We hang some of the big lights, they block. We hang some more lights, they rehearse and change the blocking. We hang more lights after moving all the previous ones, and then finally we shoot.

Which is fine – the rig days are shorter as our call time is after they finish rehearsing, but as soon as the actors and important people leave, they turn off the air conditioning on the stage.

In case you hadn’t been informed, it’s currently hotter than the proverbial four-balled tomcat here in Los Angeles.

So when we rig after the rehearsals, we go up into the lighting rig using either lifts or ladders.

Since heat rises, this makes the temperature in our working environment approximately 500 degrees.

Last night when I came home from work I was able to wring out my bra.

Ick.

Say what you will about desert heat, it’s considerably less sweaty than tropical humidity.

We’re all glad that tomorrow is a shoot day, so we’ll have chilled air for the entire day.

Hooray!

 

 

Filed under: studio lots, Work, , , , , ,

Friday Photo

image

A portable air-conditioning unit on a sound stage. 

These are also used on locations, as most buildings don’t have air conditioning capable of cooling a room full of hot lights.

Filed under: camera, Photos, studio lots, Work, , ,

You dropped a bomb on me

Yesterday’s location was an abandoned furniture store in one of LA’s many overbuilt suburbs – our director, after surveying the half empty shopping mall and the few customers circling the vast parking lot like vultures,  referred to the place as ‘one exit too far’.

Although the actual store which housed our set was really big, there was one problem – lingering farts left by.. someone.  All would be well and I’d be going about my day and then I’d walk into the fallout of a gastric war zone.

At one point, I asked local 80 goddess: “does this whole building smell like a fart”?

“No, it’s little pools of farts.”

“Oh, good. I thought it was my imagination.”

At first, we thought it might be the production company’s air conditioning guy – the large portable studio A/C units get parked outside the building and the cool air is moved through the set via flexible ducts that lay on the floor (often running right through our staging area, meaning we have to step over a 24″ round pipe while carrying heavy equipment, but that’s a different story).

As the shoot moves to different areas around the building, the A/C guy has to re-run the tubes – bending over and stretching the flexible tubes out, so it seemed a reasonable assumption, but the smell was pervasive when he was outside the building at craft service, so no go on that idea.

Then, we thought that it might be someone who was sitting outside near the ac intake vent and farting  but the smell wasn’t coming out of the tubes, which we figured out after a game of ‘rock, paper, scissors’ to determine who had to stick their head in the tube and breathe deeply.

After polling the rest of the crew, we decided that it was someone doing a “drive by”.  Gas, on set, can be used as a weapon. Load up on beans*, walk by target, let loose, walk away.

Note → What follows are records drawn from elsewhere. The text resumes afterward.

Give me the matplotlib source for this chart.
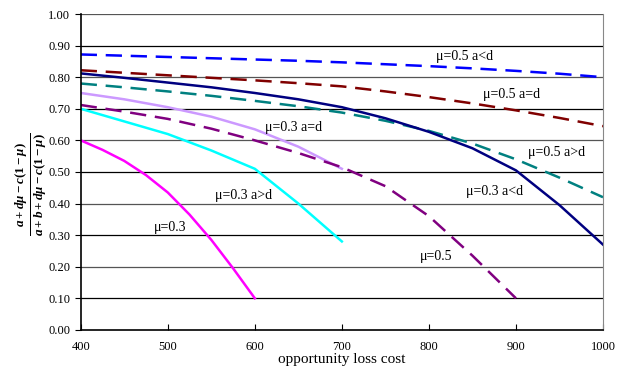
import matplotlib
matplotlib.use('Agg')
import matplotlib.pyplot as plt
import numpy as np

plt.rcParams['font.family'] = ['Liberation Serif', 'DejaVu Serif']
plt.rcParams['mathtext.fontset'] = 'custom'
plt.rcParams['mathtext.rm'] = 'Liberation Serif:bold'
plt.rcParams['mathtext.it'] = 'Liberation Serif:italic:bold'

# opportunity loss cost
x_full = [400, 450, 500, 550, 600, 650, 700, 750, 800, 850, 900, 950, 1000]
x_700 = [400, 450, 500, 550, 600, 650, 700]
x_900 = [400, 450, 500, 550, 600, 650, 700, 750, 800, 850, 900]
x_600 = [400, 425, 450, 475, 500, 525, 550, 575, 600]

mu05_altd = [0.872, 0.868, 0.864, 0.860, 0.856, 0.852, 0.847, 0.841, 0.835, 0.828, 0.820, 0.811, 0.800]
mu05_aeqd = [0.822, 0.814, 0.806, 0.798, 0.790, 0.781, 0.771, 0.755, 0.737, 0.717, 0.695, 0.671, 0.645]
mu03_altd = [0.812, 0.798, 0.783, 0.768, 0.750, 0.730, 0.705, 0.670, 0.627, 0.575, 0.505, 0.395, 0.270]
mu05_agtd = [0.780, 0.768, 0.755, 0.741, 0.725, 0.708, 0.688, 0.662, 0.630, 0.590, 0.540, 0.482, 0.420]
mu03_aeqd = [0.750, 0.730, 0.705, 0.675, 0.635, 0.580, 0.510]
mu05 = [0.712, 0.691, 0.668, 0.637, 0.600, 0.560, 0.515, 0.455, 0.360, 0.235, 0.100]
mu03_agtd = [0.700, 0.660, 0.620, 0.568, 0.510, 0.400, 0.280]
mu03 = [0.600, 0.570, 0.535, 0.490, 0.435, 0.365, 0.285, 0.195, 0.100]

fig = plt.figure(figsize=(6.21, 3.69), dpi=100)
ax = fig.add_axes([0.130, 0.106, 0.841, 0.856])

for yv in np.arange(0.1, 1.01, 0.1):
    ax.axhline(yv, color='black' if round(yv * 10) % 2 else '#555555', lw=0.9, zorder=1)

dash = dict(lw=1.8, dashes=(6.5, 3.5))
ax.plot(x_full, mu05_altd, color='#0000FF', **dash)
ax.plot(x_full, mu05_aeqd, color='#800000', **dash)
ax.plot(x_full, mu05_agtd, color='#008080', **dash)
ax.plot(x_full, mu03_altd, color='#000080', lw=1.8)
ax.plot(x_700, mu03_aeqd, color='#CC99FF', lw=1.8)
ax.plot(x_900, mu05, color='#800080', **dash)
ax.plot(x_700, mu03_agtd, color='#00FFFF', lw=1.8)
ax.plot(x_600, mu03, color='#FF00FF', lw=1.8)

labels = [
    ('μ=0.5 a<d', 841, 0.867),
    ('μ=0.5 a=d', 895, 0.744),
    ('μ=0.5 a>d', 947, 0.563),
    ('μ=0.3 a<d', 875, 0.437),
    ('μ=0.3 a=d', 644, 0.642),
    ('μ=0.3 a>d', 587, 0.427),
    ('μ=0.3', 503, 0.323),
    ('μ=0.5', 808, 0.231),
]
for txt, lx, ly in labels:
    ax.text(lx, ly, txt, fontsize=10, ha='center', va='center', zorder=3)

ax.set_xlim(400, 1000)
ax.set_ylim(0, 1)
ax.set_xticks(range(400, 1001, 100))
ax.set_yticks(np.arange(0, 1.01, 0.1))
ax.set_yticklabels(['%.2f' % v for v in np.arange(0, 1.01, 0.1)])
ax.tick_params(axis='x', direction='in', length=4, labelsize=9, pad=8)
ax.tick_params(axis='y', direction='out', length=4, labelsize=9)
ax.spines['top'].set_visible(False)
ax.spines['right'].set_color('#888888')
ax.spines['left'].set_linewidth(1.2)
ax.spines['bottom'].set_linewidth(1.2)
ax.set_xlabel('opportunity loss cost', fontsize=11, labelpad=0)

fig.text(0.050, 0.50, r'$\frac{a+d\mu-c(1-\mu)}{a+b+d\mu-c(1-\mu)}$',
         rotation=90, ha='center', va='center', fontsize=13.5)

plt.savefig('out.png', dpi=100)
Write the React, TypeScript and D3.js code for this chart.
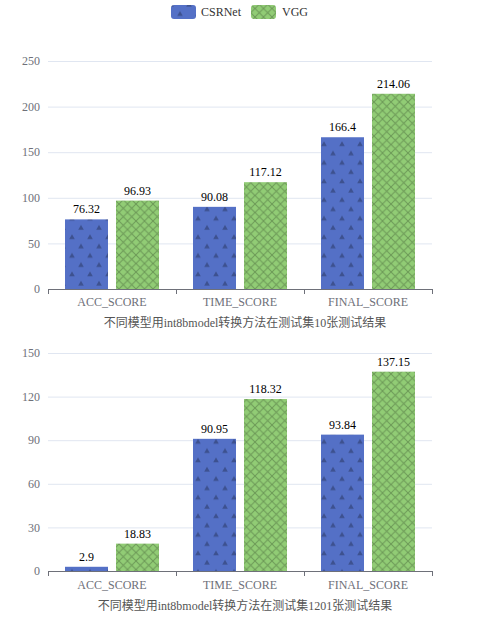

The targets of drive bys are normally fairly predictable – someone who’s being a prick but who can’t leave the set or the video village area: director, DP, producer, actor.  Normally, when someone in Grip or Electric farts, it gets mentioned on the walkie, but since there was radio silence, none of us had any ideas.

The gas continued throughout the day, and we never figured out who was doing it or  the intended target.

We never figured out who it was, or the intended target – if anyone.  I guess sometimes gas is just gas.

*I’ve been told that the best ammunition for a drive by is a hard boiled egg and a Dr. Pepper.